Aspadin Kukuh Tolak Pelabelan BPA, meski BPOM Temukan Indikasi Kontaminasi di Galon Guna Ulang

KOMPAS.com – Asosiasi Perusahaan Air Minum Dalam Kemasan Indonesia (Aspadin) kukuh menolak usulan terkait pelabelan peringatan tentang potensi kontaminasi Bisfenol A (BPA) di air minum dalam kemasan (AMDK).

Ketua Aspidin Rachmat Hidayat mengatakan, pihaknya menentang usulan tersebut lantaran selama 40 tahun penggunaan galon guna ulang polikarbonat, belum ada temuan masalah kesehatan akibat mengonsumsi AMDK tersebut.

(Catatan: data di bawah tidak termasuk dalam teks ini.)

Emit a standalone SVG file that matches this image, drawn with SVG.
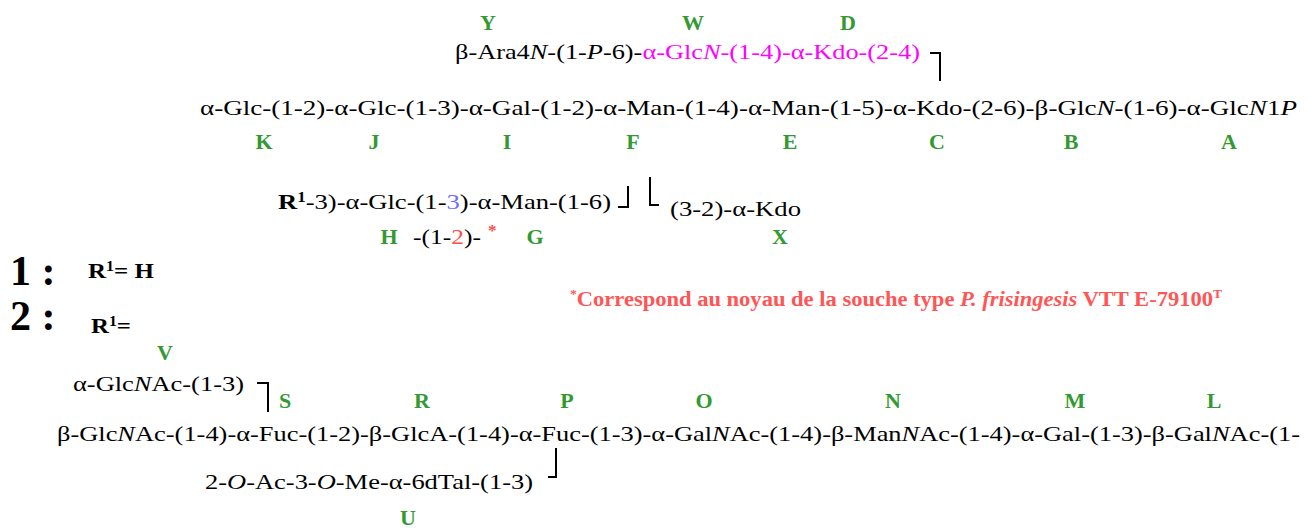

Lagi pula, kata dia, galon guna ulang polikarbonat sudah memiliki izin edar Badan Pengawas Obat dan Makanan (BPOM) dan bersertifikat Standar Nasional Indonesia (SNI).

Rachmat pun mengklaim pihaknya menjadi korban kampanye negatif pada persaingan usaha AMDK.

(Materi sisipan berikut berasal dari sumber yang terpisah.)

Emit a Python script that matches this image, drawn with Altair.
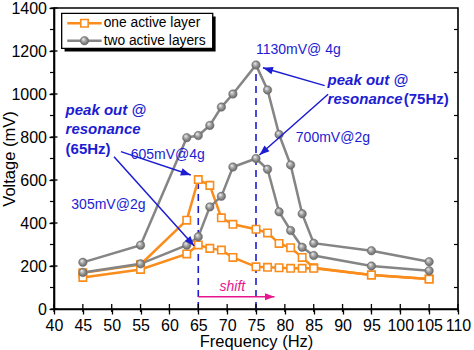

“Kami menyesalkan upaya beberapa pihak yang secara terstruktur, sistematis, masif, dan terus-menerus untuk melakukan kampanye negatif terhadap salah satu kemasan AMDK, khususnya kemasan plastik polikarbonat,” ucap Rachmat dalam rilis pers yang disiarkan kepada awak media, Selasa (29/9/2023).

Temuan BPOM

Meski belum ada laporan masalah kesehatan, kenyataannya, BPOM menemukan kontaminasi BPA di atas ambang aman pada sejumlah galon guna ulang polikarbonat.

Berdasarkan hasil uji migrasi yang dilakukan terhadap AMDK galon polikarbonat sepanjang 2021-2022, BPOM menemukan bahwa 3,4 persen sampel di sarana peredaran tidak memenuhi syarat batas maksimal migrasi BPA yang dipatok BPOM, yakni sebesar 0,6 bagian per juta (bpj).

Tak hanya itu, BPOM juga menemukan sejumlah sampel yang masuk kategori “mengkhawatirkan” dengan migrasi BPA 0,05 bpj hingga 0,6 bpj. Rinciannya adalah 46,97 persen sampel dari sarana peredaran dan 30,91 persen sampel dari sarana produksi.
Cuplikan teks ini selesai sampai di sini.